Nadine chuckled. He was right, of course. How she loved him, her last remaining family, her greatest fan and supporter, the one person alive who loved her unconditionally. She reached over, squeezed his forearm and piloted their tiny ship into the less than safe harbor that was Hubbard. Although she parked in front of Souperior’s and turned off the car, she made no effort to get out. “Is Paul doing all right?”

Gordon sighed. “He’s holding his own. He had Pneumocystis a few months ago, but they pulled him out of it. You’ll enjoy this. He says HIV has made him a professional maverick, a guerrilla editor. ‘Baby,’ he said to me, ‘I back what I believe in now. What the hell can happen to me if I’m wrong? And here’s the thing: I never
am
wrong now. God must reserve a special privilege for the dying.’ ”

“Well, they could fire him,” Nadine said.

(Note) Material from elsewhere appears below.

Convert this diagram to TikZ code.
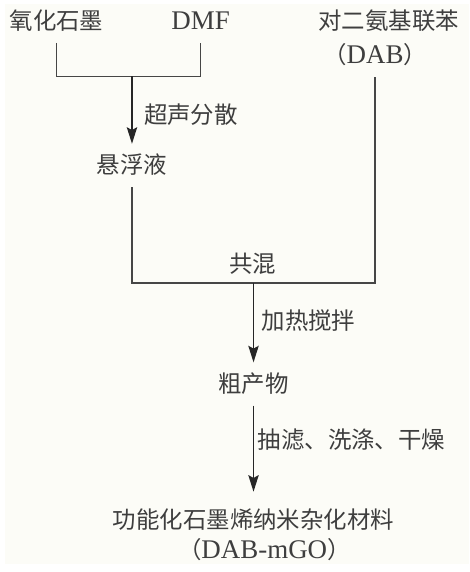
\documentclass[tikz,border=0pt]{standalone}
\usepackage{fontspec}
\setmainfont{Noto Sans CJK SC}
\newfontfamily\latinfont{Liberation Serif}[Scale=1.15]
\usepackage{tikz}
\usetikzlibrary{arrows.meta}
\definecolor{paperbg}{RGB}{252,252,247}
\definecolor{inkcolor}{RGB}{62,62,62}
\definecolor{pipecolor}{RGB}{70,70,70}
\newcommand{\lat}[1]{{\latinfont #1}}

\begin{document}
\begin{tikzpicture}[
    x=0.025cm, y=-0.025cm,
    stage/.style={inner sep=7pt, text=inkcolor, text height=14.5pt, text depth=2.5pt, font=\fontsize{17pt}{20pt}\selectfont},
    note/.style={anchor=west, inner sep=0pt, text=inkcolor, font=\fontsize{17pt}{20pt}\selectfont},
    pipe/.style={draw=pipecolor, line width=1pt},
    flow/.style={draw=black!85, line width=1.2pt, -{Stealth[length=12pt, width=7.5pt, inset=2pt]}},
]
    % Background
    \fill[paperbg] (0,0) rectangle (474,572);

    % Raw materials
    \node[stage] (go) at (53,18) {氧化石墨};
    \node[stage] (dmf) at (200,18) {\lat{DMF}};
    \node[stage] (dab) at (392,18) {对二氨基联苯};
    \node[stage] (dababbr) at (378,53) {（\lat{DAB}）};

    % Dispersion
    \coordinate (sonic) at (130,74);
    \node[stage] (susp) at (130,165) {悬浮液};
    \draw[pipe] (go) |- (sonic) -| (dmf);
    \draw[flow] (sonic) -- (susp);
    \node[note] (ultra) at (142,113) {超声分散};

    % Blending
    \coordinate (mix) at (254,285);
    \node[stage] (blend) at (253,266) {共混};
    \draw[pipe] (susp) |- (mix) -| (dababbr);

    % Reaction
    \node[stage] (crude) at (254,388) {粗产物};
    \draw[flow] (mix) -- (crude);
    \node[note] (heat) at (262,323) {加热搅拌};

    % Work-up
    \node[stage, inner ysep=12pt] (product) at (254,527) {功能化石墨烯纳米杂化材料};
    \node[stage] (prodabbr) at (265,558) {（\lat{DAB-mGO}）};
    \draw[flow] (crude) -- (product);
    \node[note] (wash) at (258,445) {抽滤、洗涤、干燥};

\end{tikzpicture}
\end{document}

“That’s not what he meant.”

“I know it’s not what he meant.”

Nadine drove in silence for a moment before asking the question they had been avoiding since leaving the airfield. “What about you?” Gordon had seen his doctor while he was away.

“I seem to be okay.”

“No new lesions?”

“No.”

“T cells?”

Gordon shrugged. “A few less. Not many.”

Nadine scrutinized him. He was telling the truth.

“Okay?” he said.

“Okay.”

They went into Souperior’s together, two and a half months to the day after Gordon had imposed his own exile. At the kitchen door Nadine could feel him draw a deep breath and let it out the way a connoisseur might reluctantly part with the smoke from a prized cigar. Rose was checking on a pot of soup—chicken and wild rice with tarragon. The minute she saw them she put down her spoon and gave Gordon a hug.

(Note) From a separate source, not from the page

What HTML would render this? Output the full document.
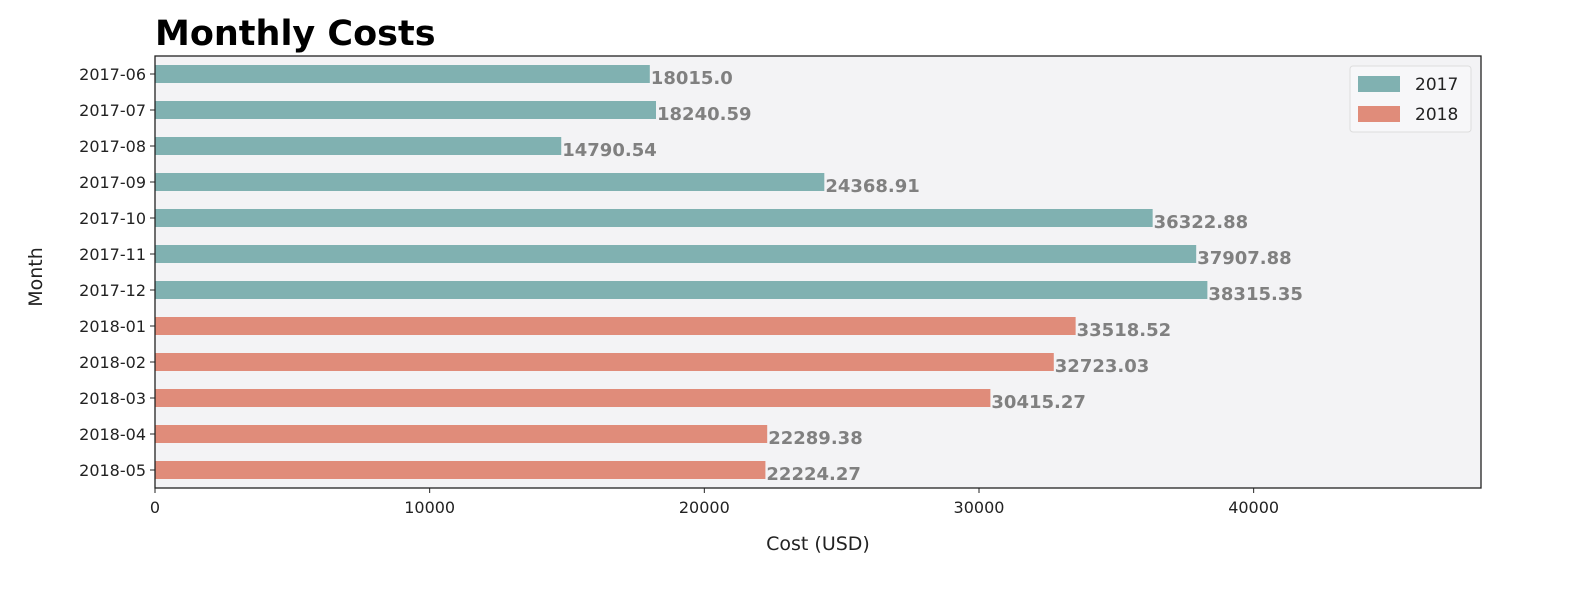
<!DOCTYPE html>
<html><head><meta charset="utf-8"><style>
body{margin:0;background:#fff;}
svg text{font-family:"DejaVu Sans","Liberation Sans",sans-serif;}
</style></head><body>
<svg id="chart" width="1584" height="584" xmlns="http://www.w3.org/2000/svg">
<text x="155" y="45" font-size="35" font-weight="bold" fill="#000">Monthly Costs</text>
<rect x="155" y="56" width="1326" height="432" fill="#f3f3f5"/>
<g id="bars"></g>
<g id="xticks"></g>
<g id="yticks"></g>
<rect x="155" y="56" width="1326" height="432" fill="none" stroke="#222" stroke-width="1.3"/>
<text x="818" y="550" font-size="19" text-anchor="middle" fill="#222">Cost (USD)</text>
<text x="0" y="0" font-size="19" text-anchor="middle" fill="#222" transform="translate(42,277) rotate(-90)">Month</text>
<g>
<rect x="1350" y="66" width="121" height="66" rx="3" fill="#f7f7f9" stroke="#ddd"/>
<rect x="1358" y="76" width="42" height="16" fill="#80b1b1"/>
<text x="1415" y="90" font-size="17" fill="#222">2017</text>
<rect x="1358" y="106" width="42" height="16" fill="#e08c7a"/>
<text x="1415" y="120" font-size="17" fill="#222">2018</text>
</g>
</svg>
<script>
const months=["2017-06","2017-07","2017-08","2017-09","2017-10","2017-11","2017-12","2018-01","2018-02","2018-03","2018-04","2018-05"];
const costs=[18015.0,18240.59,14790.54,24368.91,36322.88,37907.88,38315.35,33518.52,32723.03,30415.27,22289.38,22224.27];
const valueLabels=["18015.0","18240.59","14790.54","24368.91","36322.88","37907.88","38315.35","33518.52","32723.03","30415.27","22289.38","22224.27"];
const years=["2017","2017","2017","2017","2017","2017","2017","2018","2018","2018","2018","2018"];
const xTicks=[0,10000,20000,30000,40000];
const NS="http://www.w3.org/2000/svg";
const L=155,R=1481,T=56,B=488;
const xMax=Math.max(...costs)*1.26;
const x=v=>L+(v/xMax)*(R-L);
const step=36;
const y=i=>74+i*step;
const colors={"2017":"#80b1b1","2018":"#e08c7a"};
function mk(tag,attrs,parent){const e=document.createElementNS(NS,tag);for(const k in attrs)e.setAttribute(k,attrs[k]);parent.appendChild(e);return e;}
const gb=document.getElementById('bars'),gx=document.getElementById('xticks'),gy=document.getElementById('yticks');
const bh=18;
months.forEach((m,i)=>{
  const cy=y(i);
  const r=mk('rect',{x:L,y:cy-bh/2,width:x(costs[i])-L,height:bh,fill:colors[years[i]]},gb);
  
  
  const t=mk('text',{x:x(costs[i])+1,y:cy+10,'font-size':18,'font-weight':'bold',fill:'#808080'},gb);
  t.textContent=valueLabels[i];
  
  
  const tk=mk('line',{x1:L-5,x2:L,y1:cy,y2:cy,stroke:'#222'},gy);
  
  
  const tl=mk('text',{x:L-9,y:cy+6,'font-size':16,'text-anchor':'end',fill:'#222'},gy);
  tl.textContent=m;
  
  
});
xTicks.forEach(v=>{
  const tk=mk('line',{x1:x(v),x2:x(v),y1:B,y2:B+5,stroke:'#222'},gx);
  
  
  const tl=mk('text',{x:x(v),y:B+25,'font-size':16,'text-anchor':'middle',fill:'#222'},gx);
  tl.textContent=v;
  
  
});
</script>
</body></html>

“Oh, welcome home!” she said, holding him by the elbows for a minute to get a look at him. Whatever she saw apparently satisfied her. She took up her spoon again and stirred. “Did you have a good trip?”

“Yes, I did.”

“I’m glad.” She stirred, sipped, added a bit of pepper, stirred, sipped again and covered the pot.

“Aren’t you going to ask me anything?” Gordon said.

“I did.”

“I mean anything else.”

Rose wiped her hands on her apron. “I assumed it was private.”

“Private?” Gordon said.

“Your doctor visit. I hope they had good news for you.”

“Oh! No, that’s not what I was thinking. I mean, yes, my doctor had relatively good news for me—I’m doing okay. But I was thinking about the book. I thought you’d want to know what the publisher said about the book.”

“And what
did
he say?”

“Sit.” Gordon led her to a booth in the empty restaurant. “Nadine, do you want coffee?”

“I’ll get it. You two talk.” Nadine disappeared into the kitchen.

Rose regarded Gordon mildly. “Well? What did your friend say?”

How could the woman be so serene? The source of such equanimity must be genetic—there was simply no other explanation. They watched a couple come in and find a table near the windows overlooking the bay. Nadine, hearing them, came from the kitchen, set mugs of coffee in front of Rose and Gordon, and handed menus to the couple. Gordon had missed the place, missed the atmosphere of quiet purpose these women had created.